Recap of Aligning Coordinate Systems
Recall that $\mathbf{x}_c = R\mathbf{x}_w + \mathbf{t}$. We first find $R$:
$$R = \begin{bmatrix}X_c & Y_c & Z_c\end{bmatrix}^T.$$
Once we find this, if we let $\mathbf{c}$ be the location of the camera, then
$$R\mathbf{c} + \mathbf{t} = 0 \implies \mathbf{t} = -R\mathbf{c}.$$
Then, the extrinsic (world to camera) matrix is
$$\begin{bmatrix} R & \mathbf{t} \\ \mathbf{0}^T & 1 \end{bmatrix}.$$
Overall, we have
$$ \begin{bmatrix} u \\ v \\ 1\end{bmatrix} \equiv \begin{bmatrix} a_{11} & a_{12} & a_{13} \\ a_{21} & a_{22} & a_{23} \\ 0 & 0 & 1 \end{bmatrix} \begin{bmatrix} f & 0 & 0 & 0 \\ 0 & f & 0 & 0 \\ 0 & 0 & 1 & 0 \end{bmatrix} \begin{bmatrix} R & \mathbf{t} \\ \mathbf{0}^T & 1 \end{bmatrix} \begin{bmatrix} U \\ V \\ W \\ 1\end{bmatrix}, $$
where the first two matrices on the RHS are $K$, the camera intrinsics. $K$ changes if you change your camera. The extrinsic matrix contains “camera extrinsics,” meaning it changes if the position of the camera changes. These two matrices multiplied together are calleed $P$ (or $M$), which defines how the world is converted into a picture by a camera.
Camera Calibration
In practice, finding acamera intrinsics and extrinsics can be difficult. Therefore, we want a process for estimating $P$, e.g. camera calibration.
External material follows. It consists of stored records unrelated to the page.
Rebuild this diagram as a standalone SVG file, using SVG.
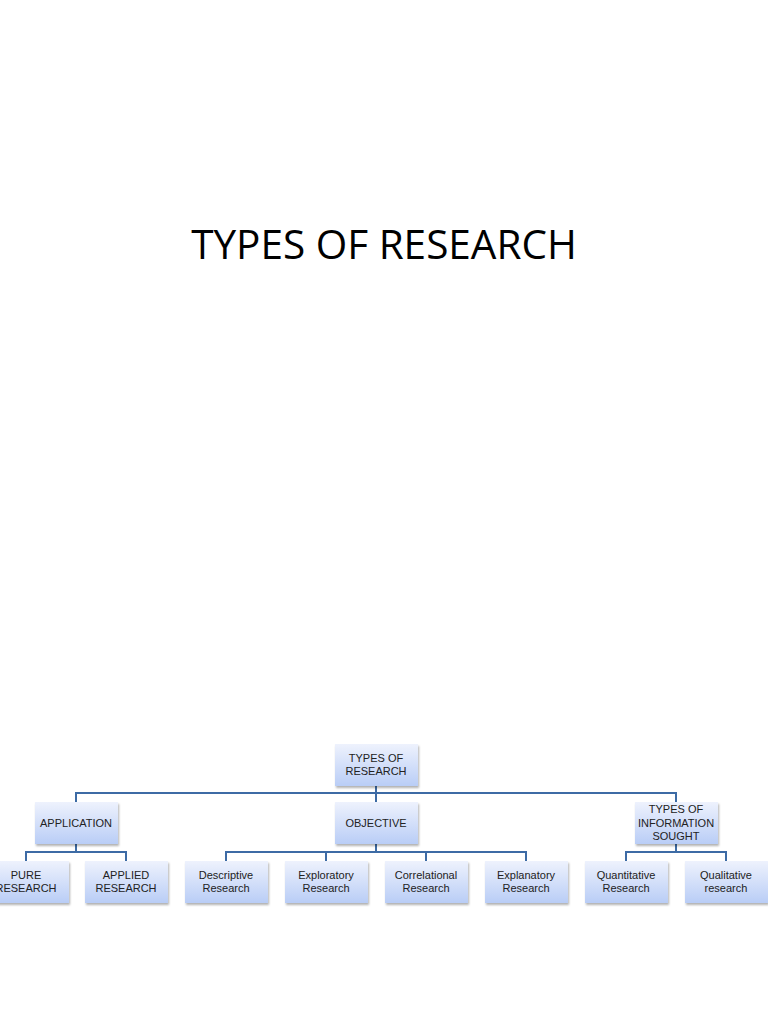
<svg xmlns="http://www.w3.org/2000/svg" width="768" height="1024" viewBox="0 0 768 1024">
<defs>
<linearGradient id="g" x1="0" y1="0" x2="0" y2="1"><stop offset="0" stop-color="#eef2fd"/><stop offset="1" stop-color="#b9cdf6"/></linearGradient>
<filter id="s" x="-20%" y="-20%" width="140%" height="150%"><feDropShadow dx="1" dy="2" stdDeviation="1.2" flood-color="#000" flood-opacity="0.3"/></filter>
</defs>
<style>
.b{fill:url(#g);filter:url(#s)}
.t{font-family:"Liberation Sans",Arial,sans-serif;font-size:11px;fill:#222;text-anchor:middle}
.c{fill:none;stroke:#3d6ba5;stroke-width:2}
</style>
<rect width="768" height="1024" fill="#fff"/>
<text x="384" y="259" font-family="Open Sans,Liberation Sans,sans-serif" font-size="40.5" text-anchor="middle" fill="#000">TYPES OF RESEARCH</text>
<g id="connectors">
<path class="c" d="M376 786V793M76 802V793H676V802M376 793V802"/>
<path class="c" d="M76 844V852M26 861V852H126V861"/>
<path class="c" d="M376 844V852M226 861V852H526V861M326 852V861M426 852V861"/>
<path class="c" d="M676 844V852M626 861V852H726V861"/>
</g>
<g id="root"><rect class="b" x="335" y="744" width="83" height="42"/><text class="t" x="376" y="762">TYPES OF</text><text class="t" x="376" y="775">RESEARCH</text></g>
<g id="application"><rect class="b" x="35" y="802" width="83" height="42"/><text class="t" x="76" y="827">APPLICATION</text></g>
<g id="objective"><rect class="b" x="335" y="802" width="83" height="42"/><text class="t" x="376" y="827">OBJECTIVE</text></g>
<g id="info"><rect class="b" x="635" y="802" width="83" height="42"/><text class="t" x="676" y="813">TYPES OF</text><text class="t" x="676" y="827">INFORMATION</text><text class="t" x="676" y="840">SOUGHT</text></g>
<g id="pure"><rect class="b" x="-15" y="861" width="84" height="42"/><text class="t" x="26" y="879">PURE</text><text class="t" x="26" y="892">RESEARCH</text></g>
<g id="applied"><rect class="b" x="85" y="861" width="83" height="42"/><text class="t" x="126" y="879">APPLIED</text><text class="t" x="126" y="892">RESEARCH</text></g>
<g id="descriptive"><rect class="b" x="185" y="861" width="83" height="42"/><text class="t" x="226" y="879">Descriptive</text><text class="t" x="226" y="892">Research</text></g>
<g id="exploratory"><rect class="b" x="285" y="861" width="83" height="42"/><text class="t" x="326" y="879">Exploratory</text><text class="t" x="326" y="892">Research</text></g>
<g id="correlational"><rect class="b" x="385" y="861" width="83" height="42"/><text class="t" x="426" y="879">Correlational</text><text class="t" x="426" y="892">Research</text></g>
<g id="explanatory"><rect class="b" x="485" y="861" width="83" height="42"/><text class="t" x="526" y="879">Explanatory</text><text class="t" x="526" y="892">Research</text></g>
<g id="quantitative"><rect class="b" x="585" y="861" width="83" height="42"/><text class="t" x="626" y="879">Quantitative</text><text class="t" x="626" y="892">Research</text></g>
<g id="qualitative"><rect class="b" x="685" y="861" width="83" height="42"/><text class="t" x="726" y="879">Qualitative</text><text class="t" x="726" y="892">research</text></g>
</svg>
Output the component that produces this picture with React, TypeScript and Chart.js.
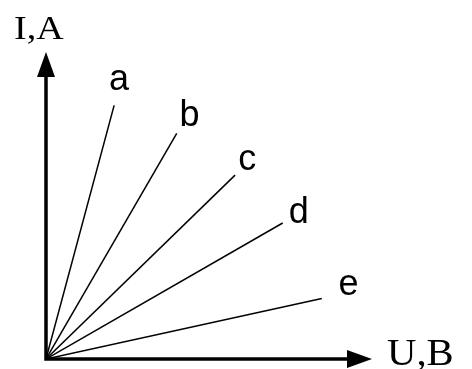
import React, { useEffect, useRef } from "react";
import { Chart, registerables } from "chart.js";

Chart.register(...registerables);

const seriesNames = ["a", "b", "c", "d", "e"];
const endU = [20.9, 40.1, 58.0, 72.6, 84.6];
const endI = [82.6, 73.5, 59.9, 44.3, 19.7];
const labelU = [22.4, 44.0, 61.7, 77.5, 92.8];
const labelI = [87.5, 76.0, 61.5, 44.4, 20.7];
const yAxisTitle = "I,A";
const xAxisTitle = "U,B";

const axesPlugin = {
  id: "axesArrows",
  afterDatasetsDraw(chart: any) {
    const ctx = chart.ctx;
    const xs = chart.scales.x;
    const ys = chart.scales.y;
    const ox = xs.getPixelForValue(0);
    const oy = ys.getPixelForValue(0);
    const xEnd = xs.getPixelForValue(100);
    const yEnd = ys.getPixelForValue(100);
    const aLen = 25;
    const aHalf = 9;
    ctx.save();
    ctx.strokeStyle = "#000";
    ctx.fillStyle = "#000";
    ctx.lineWidth = 3.5;
    ctx.lineCap = "butt";
    ctx.beginPath();
    ctx.moveTo(ox, oy + 1.75);
    ctx.lineTo(ox, yEnd + aLen - 1);
    ctx.moveTo(ox - 1.75, oy);
    ctx.lineTo(xEnd - aLen + 1, oy);
    ctx.stroke();
    ctx.beginPath();
    ctx.moveTo(ox, yEnd);
    ctx.lineTo(ox - aHalf, yEnd + aLen);
    ctx.lineTo(ox + aHalf, yEnd + aLen);
    ctx.closePath();
    ctx.fill();
    ctx.beginPath();
    ctx.moveTo(xEnd, oy);
    ctx.lineTo(xEnd - aLen, oy - aHalf);
    ctx.lineTo(xEnd - aLen, oy + aHalf);
    ctx.closePath();
    ctx.fill();

    ctx.textBaseline = "alphabetic";
    ctx.textAlign = "left";
    ctx.save();
    ctx.translate(ox - 32, yEnd - 13);
    ctx.scale(1.12, 1);
    ctx.font = "34px 'Liberation Serif', serif";
    ctx.fillText(yAxisTitle, 0, 0);
    ctx.restore();
    ctx.save();
    ctx.translate(xEnd + 15, oy + 6);
    ctx.scale(1.1, 1);
    ctx.font = "37px 'Liberation Serif', serif";
    ctx.fillText(xAxisTitle, 0, 0);
    ctx.restore();

    ctx.font = "36px 'Liberation Sans', sans-serif";
    ctx.textAlign = "center";
    seriesNames.forEach((n, i) => {
      ctx.fillText(n, xs.getPixelForValue(labelU[i]), ys.getPixelForValue(labelI[i]));
    });
    ctx.restore();
  },
};

export default function App() {
  const ref = useRef<HTMLCanvasElement>(null);
  useEffect(() => {
    document.body.style.margin = "0";
    const chart = new Chart(ref.current!, {
      type: "scatter",
      data: {
        datasets: seriesNames.map((n, i) => ({
          label: n,
          data: [
            { x: 0, y: 0 },
            { x: endU[i], y: endI[i] },
          ],
          showLine: true,
          borderColor: "#000",
          borderWidth: 1.5,
          pointRadius: 0,
          fill: false,
        })),
      },
      options: {
        animation: false,
        responsive: false,
        layout: { padding: { left: 46, right: 100, top: 52, bottom: 10 } },
        plugins: { legend: { display: false }, tooltip: { enabled: false } },
        scales: {
          x: { type: "linear", min: 0, max: 100, display: false },
          y: { type: "linear", min: 0, max: 100, display: false },
        },
      },
      plugins: [axesPlugin],
    });
    return () => chart.destroy();
  }, []);
  return (
    <div style={{ position: "absolute", left: 0, top: 0, width: 472, height: 369, background: "#fff" }}>
      <canvas ref={ref} width={472} height={369} />
    </div>
  );
}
$P$ is a $3\times4$ matrix, but the equation is equivalent (can scale) not equal, so we can set up a system with $11$ unknowns. For the same reason, we actually have
$$\begin{bmatrix} \lambda x \\ \lambda y \\ \lambda\end{bmatrix} = P\begin{bmatrix} X \\ Y \\ Z \\ 1\end{bmatrix}.$$
This gives us three equations. The third equation is
$$\lambda = P_{31}X + P_{32}Y + P_{33}Z + P_{34},$$
so we can substitute that into the other two equations, resulting in two equations with 12 variables:
$$XxP_{31} + YxP_{32} + ZxP_{33} + xP_{34} - XP_{11} - YP_{12} - ZP_{13} - P_{14} = 0,$$
We can write this as $A\mathbf{p} = 0$. Notice that we have not actually solved the scale equivalence problem, so we constrain $\mathbf{p}$ such that $\left\lVert\mathbf{p}\right\rVert = 1$.
Now, our problem is equivalent to minimizing $\mathbf{p}^TA^TA\mathbf{p}$ subject to $\left\lVert\mathbf{p}\right\rVert = 1$. We have a trick for solving this: if we want to minimize $\mathbf{x}^TM\mathbf{x}$ subject to $\left\lVert\mathbf{x}\right\rVert = 1$, then the solution for $\mathbf{x}$ is the eigenvector of $M$ with the smallest eigenvalue.
Thus, we want to find the eigenvector of $A^TA$ with the smallest eigenvalue. This method is called direct linear transform.
Now, every point gives us $2$ coordinates, so we need $6$ points, but not any $6$ points work. We want $A$ to be linearly independent, so we should not have coplanar or collinear points.
One way to find these points is to take a picture of a scene and measure it in real life.
Alternatively, we can hold a calibration object in the photo.